---- Stored rows

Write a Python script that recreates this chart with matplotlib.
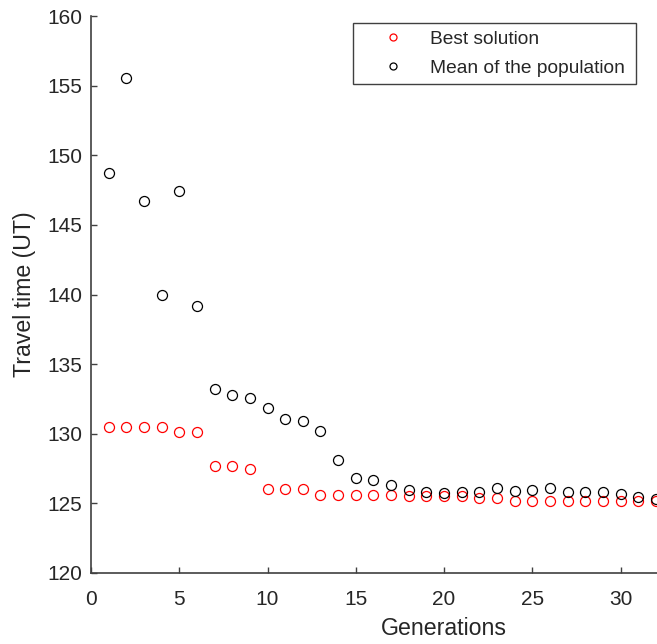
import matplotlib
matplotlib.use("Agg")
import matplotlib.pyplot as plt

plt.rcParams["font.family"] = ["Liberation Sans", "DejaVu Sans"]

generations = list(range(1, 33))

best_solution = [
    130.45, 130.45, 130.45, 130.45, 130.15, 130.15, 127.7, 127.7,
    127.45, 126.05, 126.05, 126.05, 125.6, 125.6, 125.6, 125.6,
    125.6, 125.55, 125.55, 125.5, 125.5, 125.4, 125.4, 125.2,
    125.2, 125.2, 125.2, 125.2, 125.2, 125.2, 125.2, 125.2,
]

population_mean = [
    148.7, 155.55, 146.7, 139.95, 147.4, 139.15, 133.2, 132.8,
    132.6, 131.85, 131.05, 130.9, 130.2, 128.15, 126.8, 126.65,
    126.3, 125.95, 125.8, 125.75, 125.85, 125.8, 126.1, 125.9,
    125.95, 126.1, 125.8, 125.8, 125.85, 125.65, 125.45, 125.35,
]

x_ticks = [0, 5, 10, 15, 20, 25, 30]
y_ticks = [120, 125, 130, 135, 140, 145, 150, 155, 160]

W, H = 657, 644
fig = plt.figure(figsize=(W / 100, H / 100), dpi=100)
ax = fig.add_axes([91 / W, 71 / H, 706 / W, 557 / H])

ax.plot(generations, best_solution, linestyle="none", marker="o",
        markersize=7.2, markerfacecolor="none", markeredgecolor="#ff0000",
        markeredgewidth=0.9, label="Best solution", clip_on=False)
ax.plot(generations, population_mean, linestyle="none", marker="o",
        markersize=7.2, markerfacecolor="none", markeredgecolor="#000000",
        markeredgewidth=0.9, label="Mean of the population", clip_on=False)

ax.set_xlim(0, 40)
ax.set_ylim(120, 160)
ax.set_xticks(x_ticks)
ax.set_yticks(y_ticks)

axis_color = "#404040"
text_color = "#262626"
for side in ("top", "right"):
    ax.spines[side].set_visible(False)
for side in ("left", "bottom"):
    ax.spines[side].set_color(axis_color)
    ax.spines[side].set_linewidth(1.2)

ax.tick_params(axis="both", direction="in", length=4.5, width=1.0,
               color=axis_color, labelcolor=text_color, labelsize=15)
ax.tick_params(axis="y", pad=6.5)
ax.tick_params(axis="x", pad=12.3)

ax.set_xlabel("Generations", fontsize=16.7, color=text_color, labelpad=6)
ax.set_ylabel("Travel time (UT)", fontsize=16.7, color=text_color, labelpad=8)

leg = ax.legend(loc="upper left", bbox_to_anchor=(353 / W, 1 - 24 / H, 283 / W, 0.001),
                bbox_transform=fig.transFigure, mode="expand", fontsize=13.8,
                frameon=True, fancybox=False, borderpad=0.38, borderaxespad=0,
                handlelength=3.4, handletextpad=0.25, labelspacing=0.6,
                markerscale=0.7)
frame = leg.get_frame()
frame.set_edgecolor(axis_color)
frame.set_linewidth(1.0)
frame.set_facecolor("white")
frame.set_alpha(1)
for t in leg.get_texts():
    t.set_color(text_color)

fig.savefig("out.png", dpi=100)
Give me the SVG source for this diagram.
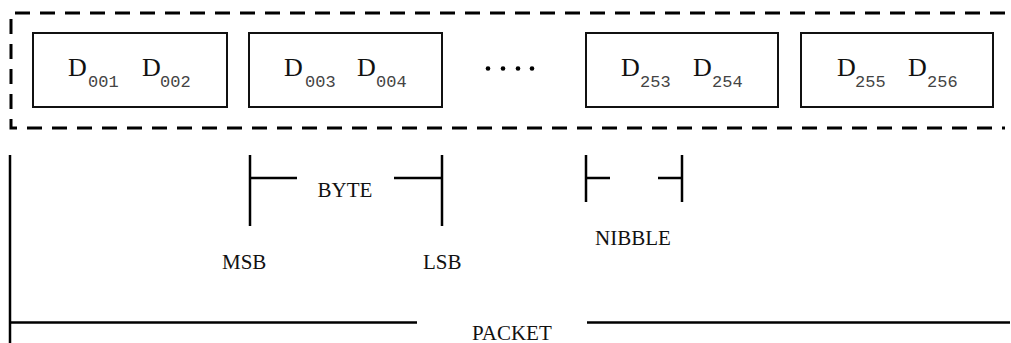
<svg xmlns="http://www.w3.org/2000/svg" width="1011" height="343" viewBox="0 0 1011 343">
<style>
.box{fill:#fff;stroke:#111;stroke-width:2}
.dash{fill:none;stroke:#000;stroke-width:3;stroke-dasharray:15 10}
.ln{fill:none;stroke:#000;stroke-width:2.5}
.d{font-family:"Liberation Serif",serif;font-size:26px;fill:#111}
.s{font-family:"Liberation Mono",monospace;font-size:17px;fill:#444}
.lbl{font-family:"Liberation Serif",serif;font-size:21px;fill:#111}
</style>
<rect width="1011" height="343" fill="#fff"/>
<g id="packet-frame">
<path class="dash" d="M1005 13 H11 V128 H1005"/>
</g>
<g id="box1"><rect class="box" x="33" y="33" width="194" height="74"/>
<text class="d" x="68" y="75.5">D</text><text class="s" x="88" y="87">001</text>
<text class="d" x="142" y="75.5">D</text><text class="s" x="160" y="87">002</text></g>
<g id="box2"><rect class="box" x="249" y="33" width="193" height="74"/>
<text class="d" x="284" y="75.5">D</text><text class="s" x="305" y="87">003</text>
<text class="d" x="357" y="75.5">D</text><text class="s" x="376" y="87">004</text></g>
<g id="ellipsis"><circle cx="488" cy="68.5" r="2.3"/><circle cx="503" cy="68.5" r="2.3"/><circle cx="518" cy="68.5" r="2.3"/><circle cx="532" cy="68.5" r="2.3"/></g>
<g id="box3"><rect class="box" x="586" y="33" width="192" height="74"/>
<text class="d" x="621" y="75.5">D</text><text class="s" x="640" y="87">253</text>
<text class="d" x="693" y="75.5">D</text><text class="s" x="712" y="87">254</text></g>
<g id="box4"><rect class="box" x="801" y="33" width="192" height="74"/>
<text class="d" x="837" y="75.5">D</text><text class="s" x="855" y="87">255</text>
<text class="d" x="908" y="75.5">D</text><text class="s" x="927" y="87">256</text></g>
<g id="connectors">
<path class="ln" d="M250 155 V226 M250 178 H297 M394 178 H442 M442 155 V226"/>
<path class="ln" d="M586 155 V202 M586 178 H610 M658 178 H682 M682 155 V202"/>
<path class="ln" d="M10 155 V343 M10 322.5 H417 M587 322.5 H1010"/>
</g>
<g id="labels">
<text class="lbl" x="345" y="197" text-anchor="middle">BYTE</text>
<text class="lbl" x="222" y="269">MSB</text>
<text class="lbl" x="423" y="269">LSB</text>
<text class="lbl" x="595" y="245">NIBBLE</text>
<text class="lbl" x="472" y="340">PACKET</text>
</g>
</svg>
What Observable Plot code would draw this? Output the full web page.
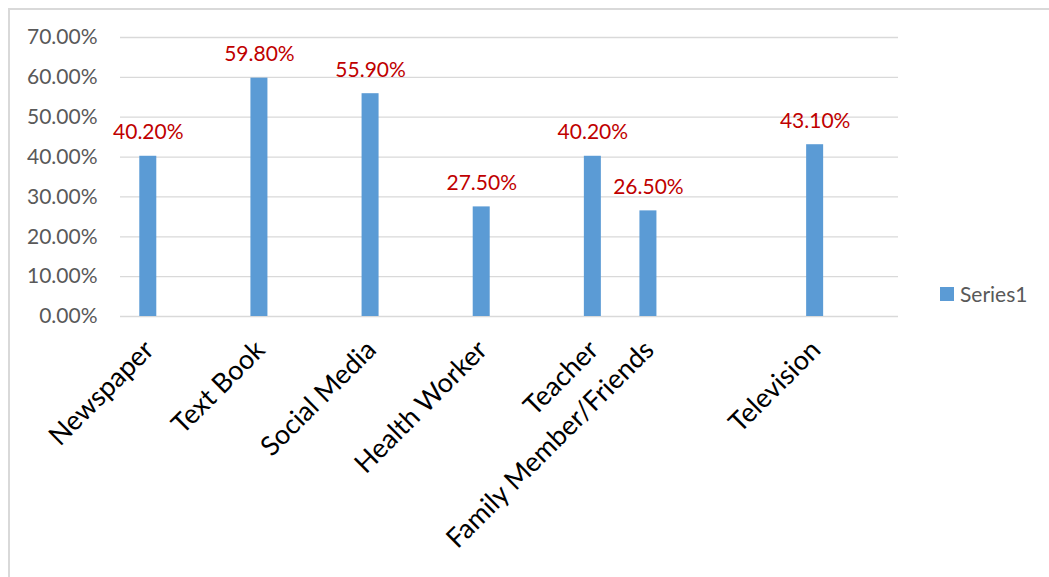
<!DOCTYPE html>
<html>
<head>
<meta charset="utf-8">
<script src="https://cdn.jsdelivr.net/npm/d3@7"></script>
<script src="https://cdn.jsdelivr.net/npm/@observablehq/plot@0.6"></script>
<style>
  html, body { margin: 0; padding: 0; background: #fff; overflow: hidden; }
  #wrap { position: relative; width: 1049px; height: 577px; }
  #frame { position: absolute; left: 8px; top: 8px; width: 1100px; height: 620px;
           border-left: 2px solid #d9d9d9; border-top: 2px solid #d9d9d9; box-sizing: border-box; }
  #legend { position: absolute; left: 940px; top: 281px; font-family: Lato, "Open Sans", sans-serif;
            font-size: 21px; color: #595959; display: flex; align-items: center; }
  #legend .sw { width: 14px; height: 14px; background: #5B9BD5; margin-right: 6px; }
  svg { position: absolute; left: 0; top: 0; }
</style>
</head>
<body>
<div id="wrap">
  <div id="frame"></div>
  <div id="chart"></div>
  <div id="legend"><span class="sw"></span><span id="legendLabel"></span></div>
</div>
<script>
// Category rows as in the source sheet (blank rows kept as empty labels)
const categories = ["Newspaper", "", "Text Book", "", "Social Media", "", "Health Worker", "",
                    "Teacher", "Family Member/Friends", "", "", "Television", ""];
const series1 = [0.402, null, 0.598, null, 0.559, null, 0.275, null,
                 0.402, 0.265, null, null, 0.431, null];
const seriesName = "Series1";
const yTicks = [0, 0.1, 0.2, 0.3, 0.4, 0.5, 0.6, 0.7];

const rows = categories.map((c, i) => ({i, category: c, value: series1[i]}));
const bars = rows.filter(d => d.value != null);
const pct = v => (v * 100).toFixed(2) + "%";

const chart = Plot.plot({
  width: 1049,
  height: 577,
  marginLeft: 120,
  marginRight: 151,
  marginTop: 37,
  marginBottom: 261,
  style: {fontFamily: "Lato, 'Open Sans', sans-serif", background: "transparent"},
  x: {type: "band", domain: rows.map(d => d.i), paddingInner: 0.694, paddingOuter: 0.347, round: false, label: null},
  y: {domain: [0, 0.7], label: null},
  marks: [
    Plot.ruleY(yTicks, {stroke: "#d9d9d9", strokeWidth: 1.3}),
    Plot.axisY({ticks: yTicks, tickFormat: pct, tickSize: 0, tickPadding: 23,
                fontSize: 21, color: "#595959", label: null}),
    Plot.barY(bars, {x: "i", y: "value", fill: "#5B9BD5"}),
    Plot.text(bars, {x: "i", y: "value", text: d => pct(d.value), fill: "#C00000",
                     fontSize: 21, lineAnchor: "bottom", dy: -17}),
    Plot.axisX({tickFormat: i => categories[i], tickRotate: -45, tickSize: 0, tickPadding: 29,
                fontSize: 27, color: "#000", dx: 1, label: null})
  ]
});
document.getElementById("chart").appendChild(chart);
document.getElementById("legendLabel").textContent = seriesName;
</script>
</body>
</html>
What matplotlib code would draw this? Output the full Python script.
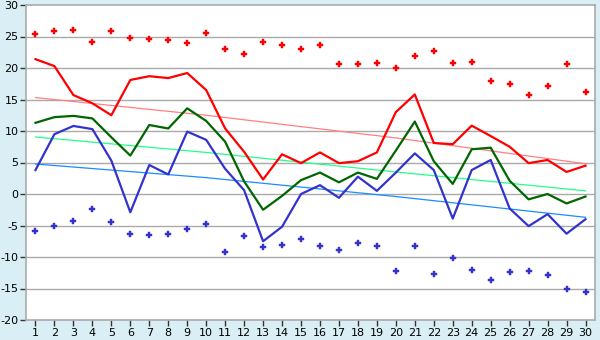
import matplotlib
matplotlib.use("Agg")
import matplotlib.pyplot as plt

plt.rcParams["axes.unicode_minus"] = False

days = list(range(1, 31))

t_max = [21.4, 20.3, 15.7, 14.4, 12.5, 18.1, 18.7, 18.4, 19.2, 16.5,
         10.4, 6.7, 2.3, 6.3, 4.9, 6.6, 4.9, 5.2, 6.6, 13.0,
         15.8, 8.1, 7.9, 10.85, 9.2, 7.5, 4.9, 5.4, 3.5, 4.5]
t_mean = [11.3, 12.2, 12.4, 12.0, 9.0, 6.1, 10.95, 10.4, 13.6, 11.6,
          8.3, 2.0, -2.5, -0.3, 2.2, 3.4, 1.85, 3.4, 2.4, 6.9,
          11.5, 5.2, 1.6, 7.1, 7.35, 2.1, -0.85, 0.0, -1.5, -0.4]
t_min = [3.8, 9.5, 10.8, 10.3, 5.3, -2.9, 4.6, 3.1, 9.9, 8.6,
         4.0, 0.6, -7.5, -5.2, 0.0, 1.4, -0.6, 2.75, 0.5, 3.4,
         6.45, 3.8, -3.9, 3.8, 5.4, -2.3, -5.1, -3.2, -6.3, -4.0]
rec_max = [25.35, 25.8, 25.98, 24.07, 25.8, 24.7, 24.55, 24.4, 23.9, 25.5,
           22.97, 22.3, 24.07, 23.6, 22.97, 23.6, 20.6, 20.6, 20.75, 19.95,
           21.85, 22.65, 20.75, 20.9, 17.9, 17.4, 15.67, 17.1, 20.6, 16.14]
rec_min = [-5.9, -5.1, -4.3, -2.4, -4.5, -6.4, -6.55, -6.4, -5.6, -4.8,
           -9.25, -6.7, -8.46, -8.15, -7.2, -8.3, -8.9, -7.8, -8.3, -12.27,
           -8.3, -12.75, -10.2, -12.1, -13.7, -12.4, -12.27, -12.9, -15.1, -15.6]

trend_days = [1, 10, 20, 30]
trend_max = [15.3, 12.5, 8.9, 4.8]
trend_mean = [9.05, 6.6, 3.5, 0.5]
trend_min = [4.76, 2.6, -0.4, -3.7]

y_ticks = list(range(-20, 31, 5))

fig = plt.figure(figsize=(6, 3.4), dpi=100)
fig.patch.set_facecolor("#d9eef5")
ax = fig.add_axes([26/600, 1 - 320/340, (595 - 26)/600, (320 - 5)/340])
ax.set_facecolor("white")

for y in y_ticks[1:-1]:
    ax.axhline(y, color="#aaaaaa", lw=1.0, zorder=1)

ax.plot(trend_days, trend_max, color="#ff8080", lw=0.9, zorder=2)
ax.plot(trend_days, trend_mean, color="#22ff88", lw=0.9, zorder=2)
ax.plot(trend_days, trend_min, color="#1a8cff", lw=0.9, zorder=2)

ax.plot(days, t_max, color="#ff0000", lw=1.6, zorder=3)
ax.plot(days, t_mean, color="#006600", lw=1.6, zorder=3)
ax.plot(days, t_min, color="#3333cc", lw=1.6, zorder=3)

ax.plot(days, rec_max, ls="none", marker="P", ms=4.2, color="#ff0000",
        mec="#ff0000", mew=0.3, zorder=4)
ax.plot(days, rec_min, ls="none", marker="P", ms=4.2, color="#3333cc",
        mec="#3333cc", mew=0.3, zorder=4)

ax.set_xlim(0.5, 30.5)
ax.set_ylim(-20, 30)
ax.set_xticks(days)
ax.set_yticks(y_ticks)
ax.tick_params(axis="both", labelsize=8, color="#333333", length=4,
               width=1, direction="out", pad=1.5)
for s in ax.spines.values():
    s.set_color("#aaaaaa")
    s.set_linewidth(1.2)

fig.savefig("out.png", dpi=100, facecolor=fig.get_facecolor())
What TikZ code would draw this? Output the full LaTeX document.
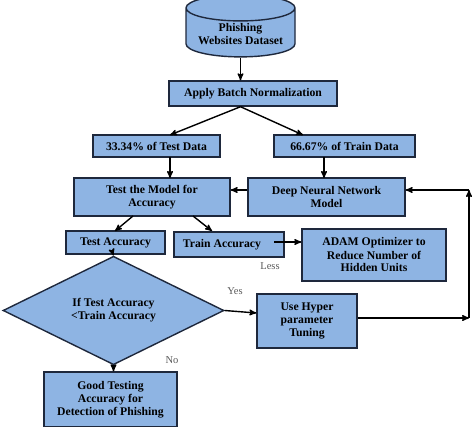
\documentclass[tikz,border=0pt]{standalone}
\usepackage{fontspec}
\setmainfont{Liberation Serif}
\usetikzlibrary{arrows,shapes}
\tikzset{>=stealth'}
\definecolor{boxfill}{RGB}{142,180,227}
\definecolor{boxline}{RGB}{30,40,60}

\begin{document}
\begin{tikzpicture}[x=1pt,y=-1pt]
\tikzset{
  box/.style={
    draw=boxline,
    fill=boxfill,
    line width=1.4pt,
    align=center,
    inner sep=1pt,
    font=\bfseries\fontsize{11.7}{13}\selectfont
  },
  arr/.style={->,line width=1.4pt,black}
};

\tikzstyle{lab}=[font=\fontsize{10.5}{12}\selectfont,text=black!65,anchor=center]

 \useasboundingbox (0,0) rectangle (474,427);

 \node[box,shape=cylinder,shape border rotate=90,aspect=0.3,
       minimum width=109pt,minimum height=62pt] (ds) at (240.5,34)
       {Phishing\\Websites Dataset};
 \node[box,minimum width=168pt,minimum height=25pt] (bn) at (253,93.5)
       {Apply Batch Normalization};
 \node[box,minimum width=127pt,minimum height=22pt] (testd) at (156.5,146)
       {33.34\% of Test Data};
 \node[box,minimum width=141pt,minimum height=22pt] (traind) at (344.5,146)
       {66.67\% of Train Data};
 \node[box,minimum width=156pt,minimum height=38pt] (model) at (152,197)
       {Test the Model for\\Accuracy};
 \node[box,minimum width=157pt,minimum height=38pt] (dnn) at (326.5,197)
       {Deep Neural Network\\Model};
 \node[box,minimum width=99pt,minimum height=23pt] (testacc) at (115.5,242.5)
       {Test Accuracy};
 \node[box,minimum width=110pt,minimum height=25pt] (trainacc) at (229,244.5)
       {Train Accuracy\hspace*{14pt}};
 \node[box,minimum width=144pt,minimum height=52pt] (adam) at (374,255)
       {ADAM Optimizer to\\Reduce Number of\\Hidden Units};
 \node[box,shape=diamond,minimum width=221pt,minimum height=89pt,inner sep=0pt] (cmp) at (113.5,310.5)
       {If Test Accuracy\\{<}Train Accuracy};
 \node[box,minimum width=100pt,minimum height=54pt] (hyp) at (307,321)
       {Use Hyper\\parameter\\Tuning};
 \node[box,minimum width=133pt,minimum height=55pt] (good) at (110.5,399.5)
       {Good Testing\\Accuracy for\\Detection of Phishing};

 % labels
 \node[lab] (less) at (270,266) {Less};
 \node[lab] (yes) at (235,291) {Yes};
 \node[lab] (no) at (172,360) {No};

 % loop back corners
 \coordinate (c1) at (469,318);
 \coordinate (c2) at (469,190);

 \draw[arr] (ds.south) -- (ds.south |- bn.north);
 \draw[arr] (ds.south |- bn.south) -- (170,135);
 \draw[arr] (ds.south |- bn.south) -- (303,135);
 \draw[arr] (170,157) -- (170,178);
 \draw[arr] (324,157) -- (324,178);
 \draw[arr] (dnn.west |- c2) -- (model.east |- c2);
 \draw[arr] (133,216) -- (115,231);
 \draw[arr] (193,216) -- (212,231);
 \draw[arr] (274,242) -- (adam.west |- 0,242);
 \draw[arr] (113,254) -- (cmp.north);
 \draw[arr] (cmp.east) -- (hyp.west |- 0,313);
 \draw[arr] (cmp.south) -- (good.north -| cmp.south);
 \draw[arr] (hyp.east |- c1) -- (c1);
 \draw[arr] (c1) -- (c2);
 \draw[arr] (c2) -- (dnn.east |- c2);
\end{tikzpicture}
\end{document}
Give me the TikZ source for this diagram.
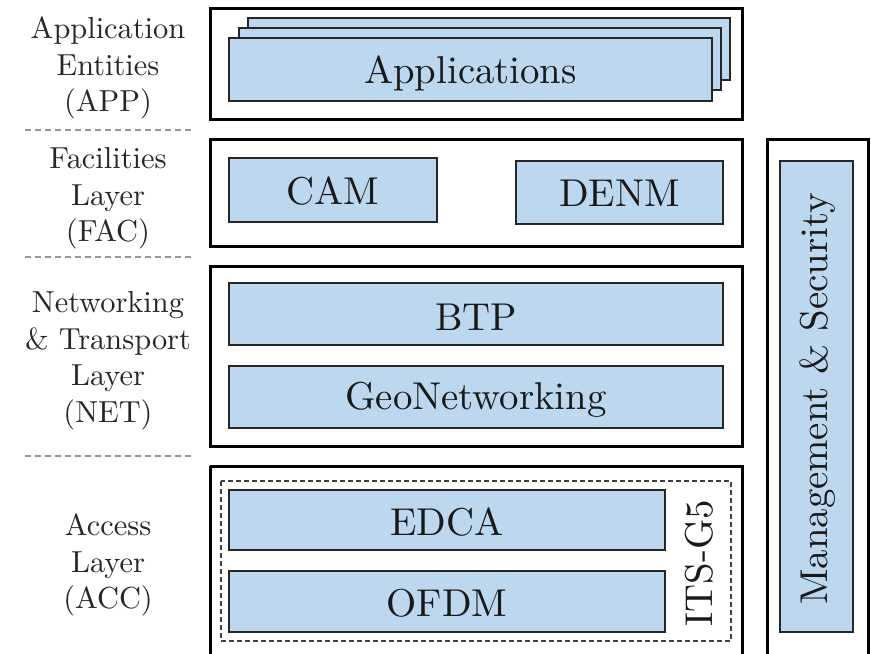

--------

**Task statement:** Determine how many lines of the data contain the word "Give", and reply with that number only.

**Task solution:** 2